Hagia Sophia of Constantinople

View into the nave of Hagia Sophia from the gallery, photo: Andreas Wahra, Public domain, via Wikimedia Commons

View into the nave of Hagia Sophia from the gallery, photo: Andreas Wahra, Public domain, via Wikimedia Commons

On May 7, 558, the main dome of Hagia Sophia, Church of the Holy Wisdom and seat of the Orthodox patriarch of Constantinople, collapsed completely during an earthquake. Hagia Sophia is one of the greatest surviving examples of Byzantine architecture. Emperor Justinian I himself had overseen the completion of the greatest cathedral ever built up to that time, and it was to remain the largest cathedral for 1,000 years up until the completion of the cathedral in Seville in Spain.

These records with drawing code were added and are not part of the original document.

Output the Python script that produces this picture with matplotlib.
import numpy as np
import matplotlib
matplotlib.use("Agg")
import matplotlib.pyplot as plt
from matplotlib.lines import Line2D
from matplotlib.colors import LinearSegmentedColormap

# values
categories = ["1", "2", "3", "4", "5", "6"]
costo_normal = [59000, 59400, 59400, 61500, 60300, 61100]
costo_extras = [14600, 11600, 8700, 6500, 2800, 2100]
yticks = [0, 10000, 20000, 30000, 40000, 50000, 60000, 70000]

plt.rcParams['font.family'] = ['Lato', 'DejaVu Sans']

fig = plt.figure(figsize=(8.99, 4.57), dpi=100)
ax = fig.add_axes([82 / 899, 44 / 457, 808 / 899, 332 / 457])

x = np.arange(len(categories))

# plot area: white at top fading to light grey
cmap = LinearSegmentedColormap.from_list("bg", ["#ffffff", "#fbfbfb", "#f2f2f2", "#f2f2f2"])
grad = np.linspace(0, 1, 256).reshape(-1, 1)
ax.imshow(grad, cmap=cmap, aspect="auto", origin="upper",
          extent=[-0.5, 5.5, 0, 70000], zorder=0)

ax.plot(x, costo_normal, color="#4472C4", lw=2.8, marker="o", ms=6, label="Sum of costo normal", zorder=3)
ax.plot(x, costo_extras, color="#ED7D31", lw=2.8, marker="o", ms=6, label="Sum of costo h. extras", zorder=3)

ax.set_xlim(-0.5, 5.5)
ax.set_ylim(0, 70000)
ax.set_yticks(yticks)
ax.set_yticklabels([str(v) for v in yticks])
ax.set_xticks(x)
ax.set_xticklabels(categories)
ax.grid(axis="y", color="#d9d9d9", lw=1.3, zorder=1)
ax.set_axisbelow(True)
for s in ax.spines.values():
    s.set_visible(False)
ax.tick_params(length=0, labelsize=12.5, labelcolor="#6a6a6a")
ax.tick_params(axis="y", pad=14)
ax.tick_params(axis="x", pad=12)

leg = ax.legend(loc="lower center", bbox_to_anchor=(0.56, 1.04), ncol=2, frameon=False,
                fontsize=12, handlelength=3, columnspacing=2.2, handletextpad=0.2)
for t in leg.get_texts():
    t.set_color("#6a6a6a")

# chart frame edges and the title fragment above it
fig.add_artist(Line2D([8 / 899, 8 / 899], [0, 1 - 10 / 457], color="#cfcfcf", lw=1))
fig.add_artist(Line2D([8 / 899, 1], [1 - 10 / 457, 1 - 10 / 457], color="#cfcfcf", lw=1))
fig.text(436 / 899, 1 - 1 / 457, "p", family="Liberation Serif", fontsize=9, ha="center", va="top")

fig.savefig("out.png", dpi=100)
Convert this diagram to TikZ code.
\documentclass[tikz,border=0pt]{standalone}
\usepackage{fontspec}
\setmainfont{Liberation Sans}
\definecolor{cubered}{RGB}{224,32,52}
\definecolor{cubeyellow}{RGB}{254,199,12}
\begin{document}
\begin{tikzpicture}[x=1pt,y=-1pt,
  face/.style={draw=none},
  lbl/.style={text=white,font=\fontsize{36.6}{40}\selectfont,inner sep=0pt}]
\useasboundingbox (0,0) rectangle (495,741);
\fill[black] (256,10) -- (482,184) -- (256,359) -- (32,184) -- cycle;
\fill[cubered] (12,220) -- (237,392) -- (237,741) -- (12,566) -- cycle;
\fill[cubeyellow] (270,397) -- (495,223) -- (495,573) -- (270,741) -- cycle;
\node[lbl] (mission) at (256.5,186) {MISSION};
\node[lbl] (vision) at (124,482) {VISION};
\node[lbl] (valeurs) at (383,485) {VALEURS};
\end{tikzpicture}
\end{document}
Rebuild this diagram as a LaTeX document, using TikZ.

Build on the Foundations of a Pagan Temple

The first church on the site was known as the Megálē Ekklēsíā, the “Great Church”, build on the foundations of a pagan temple and inaugurated at 15 February 360 during the reign of emperor Constantius II next to the area of the imperial palace. It was claimed to be one of the world’s most outstanding monuments at the time. During the riots in the early 5th century following the second banishment of St. John Chrysostom, then patriarch of Constantinople, this first church was largely burned down and nothing remains of the first church today. A second church on the site was ordered by emperor Theodosius II and inaugurated in 415. However a fire started during the tumult of the Nika Revolt and burned it to the ground in 532. Only a few weeks later, emperor Justinian I decided to build a third and entirely different basilica, larger and more majestic than its predecessors. He chose physicist Isidore of Miletus and mathematician Anthemius of Tralles as architects.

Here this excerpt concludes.